High-profile terrorist suspects arrested across the UK were often taken to Paddington Green Police Station for interrogation, and holding until escorted to a court of law. Suspects who have been held there include members of the IRA, the British nationals released from Guantanamo Bay, and the 21 July 2005 London bombers.

On 10 October 1992, an IRA bomb exploded in a phone box outside the police station, injuring one person.

== Refurbishment ==
In 2007, a joint parliamentary human rights committee stated that the old and decrepit police station was "plainly inadequate" to hold such high-risk prisoners. Lord Carlile, the official reviewer of the government's terrorism laws, said the Metropolitan Police needed a new custody suite suitable for up to 30 terrorism suspects. The old cells were 12-foot square, contained no windows and were reportedly too hot in the summer and too cold in winter.

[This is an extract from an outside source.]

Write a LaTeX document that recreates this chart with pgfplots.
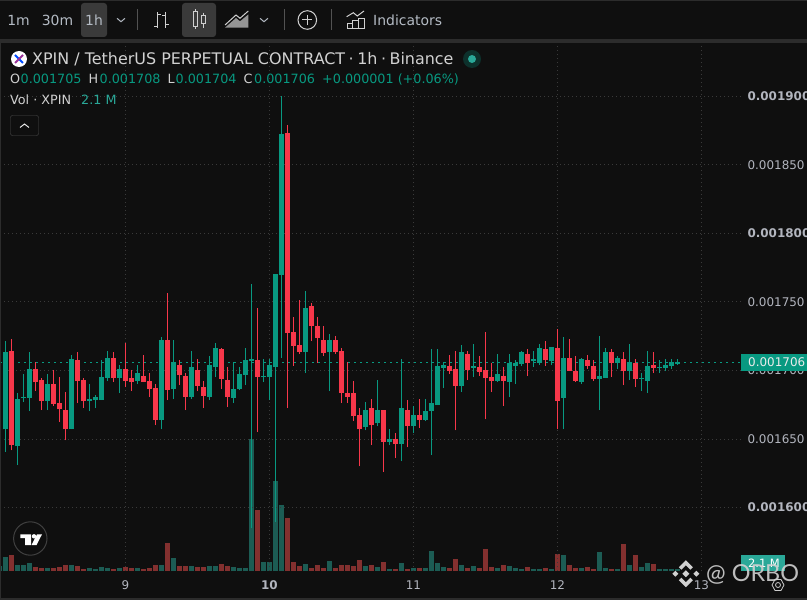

Refurbishments were made in 2009 at a cost of £490,000. In later years, suspects had access to an audio-visual system on which they could watch films and listen to music whilst incarcerated. This system was added because it was deemed inhumane to keep people locked up for up to 28 days without any stimulation. The cells were lined with brown paper before suspects arrive so that any traces of explosives found on their bodies can be proven not to have been picked up from the cells.

== Closure ==
The station closed in late 2018.

In February 2020, the closed station was occupied by anarchist group the Green Anti-Capitalist Front, who said they intended to turn the space into a community centre. They discovered that the police station was being used for police firearms training, which had to be rescheduled.

In September 2024 the demolition of the former Police Station was completed.